Methods: We propose Meta-SBIR, a novel meta-learning-based SBIR framework. The approach focuses on learning either a model initialisation that quickly adapts to new tasks or a generalisable metric space that performs well across various SBIR tasks. By leveraging meta-learning principles, our method is trained to transfer knowledge across different sketch-photo retrieval scenarios, thereby improving its ability to handle novel and diverse categories with minimal data.

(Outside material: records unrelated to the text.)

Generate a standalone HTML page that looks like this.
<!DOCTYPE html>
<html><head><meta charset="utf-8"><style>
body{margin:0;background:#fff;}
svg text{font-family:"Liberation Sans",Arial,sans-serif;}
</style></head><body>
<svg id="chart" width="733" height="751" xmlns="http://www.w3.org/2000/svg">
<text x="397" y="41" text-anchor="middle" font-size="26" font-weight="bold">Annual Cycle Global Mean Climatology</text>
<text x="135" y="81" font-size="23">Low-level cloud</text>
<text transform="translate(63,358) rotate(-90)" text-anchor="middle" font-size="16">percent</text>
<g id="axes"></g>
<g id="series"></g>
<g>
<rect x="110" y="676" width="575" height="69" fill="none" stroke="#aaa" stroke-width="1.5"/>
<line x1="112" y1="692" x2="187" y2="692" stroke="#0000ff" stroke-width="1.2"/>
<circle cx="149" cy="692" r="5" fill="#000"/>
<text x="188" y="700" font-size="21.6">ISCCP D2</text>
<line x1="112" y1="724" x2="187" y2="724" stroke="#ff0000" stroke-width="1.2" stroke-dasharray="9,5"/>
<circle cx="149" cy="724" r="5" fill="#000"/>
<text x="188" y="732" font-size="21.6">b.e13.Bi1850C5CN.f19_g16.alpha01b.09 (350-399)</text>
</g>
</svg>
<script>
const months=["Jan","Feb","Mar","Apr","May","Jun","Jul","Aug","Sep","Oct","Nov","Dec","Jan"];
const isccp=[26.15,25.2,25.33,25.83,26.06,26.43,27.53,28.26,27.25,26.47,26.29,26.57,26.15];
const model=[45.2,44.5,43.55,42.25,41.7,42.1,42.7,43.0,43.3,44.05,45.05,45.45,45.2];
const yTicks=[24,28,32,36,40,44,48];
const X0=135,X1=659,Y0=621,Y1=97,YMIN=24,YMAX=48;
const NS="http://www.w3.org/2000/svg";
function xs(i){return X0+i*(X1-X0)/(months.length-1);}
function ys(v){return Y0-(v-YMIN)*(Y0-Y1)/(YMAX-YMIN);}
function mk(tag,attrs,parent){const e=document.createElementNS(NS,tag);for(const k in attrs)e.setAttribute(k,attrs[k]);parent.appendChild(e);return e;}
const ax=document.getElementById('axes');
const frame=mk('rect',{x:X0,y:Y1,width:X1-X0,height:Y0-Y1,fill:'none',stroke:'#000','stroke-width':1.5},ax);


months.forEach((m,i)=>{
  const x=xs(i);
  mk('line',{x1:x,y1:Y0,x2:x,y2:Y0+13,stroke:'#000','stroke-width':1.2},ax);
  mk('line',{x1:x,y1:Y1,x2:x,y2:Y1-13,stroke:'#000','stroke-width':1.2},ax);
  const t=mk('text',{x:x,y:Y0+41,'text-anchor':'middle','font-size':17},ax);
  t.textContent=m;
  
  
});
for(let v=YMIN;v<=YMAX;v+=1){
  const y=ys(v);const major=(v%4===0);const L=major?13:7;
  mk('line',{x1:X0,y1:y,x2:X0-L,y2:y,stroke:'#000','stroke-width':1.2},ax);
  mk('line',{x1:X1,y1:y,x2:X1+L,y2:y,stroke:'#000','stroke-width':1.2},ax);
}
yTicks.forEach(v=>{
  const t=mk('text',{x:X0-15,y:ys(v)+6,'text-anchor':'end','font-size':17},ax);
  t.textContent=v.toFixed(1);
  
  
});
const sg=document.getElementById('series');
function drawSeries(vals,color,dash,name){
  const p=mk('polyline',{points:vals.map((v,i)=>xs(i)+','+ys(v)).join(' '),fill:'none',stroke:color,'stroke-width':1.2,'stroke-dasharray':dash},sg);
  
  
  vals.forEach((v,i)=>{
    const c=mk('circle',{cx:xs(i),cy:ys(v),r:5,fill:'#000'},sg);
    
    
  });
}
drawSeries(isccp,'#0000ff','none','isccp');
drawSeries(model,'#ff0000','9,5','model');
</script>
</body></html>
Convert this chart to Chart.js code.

Results: We evaluate the proposed Meta-SBIR framework on two challenging benchmark datasets: the fine-grained Sketchy dataset and the more abstract TU-Berlin dataset, along with a potential generic 'Abstract' category. Experimental results show that Meta-SBIR significantly outperforms traditional deep learning baselines and conventional fine-tuning strategies. In particular, it demonstrates higher retrieval accuracy measured by mean Average Precision (mAP) and Precision@k, especially in few-shot settings.
Conclusions: The Meta-SBIR framework effectively addresses the limitations of existing SBIR methods by enhancing generalisation and retrieval performance in low-data regimes. This approach shows strong potential for real-world applications where sketch queries vary greatly and annotated data is scarce.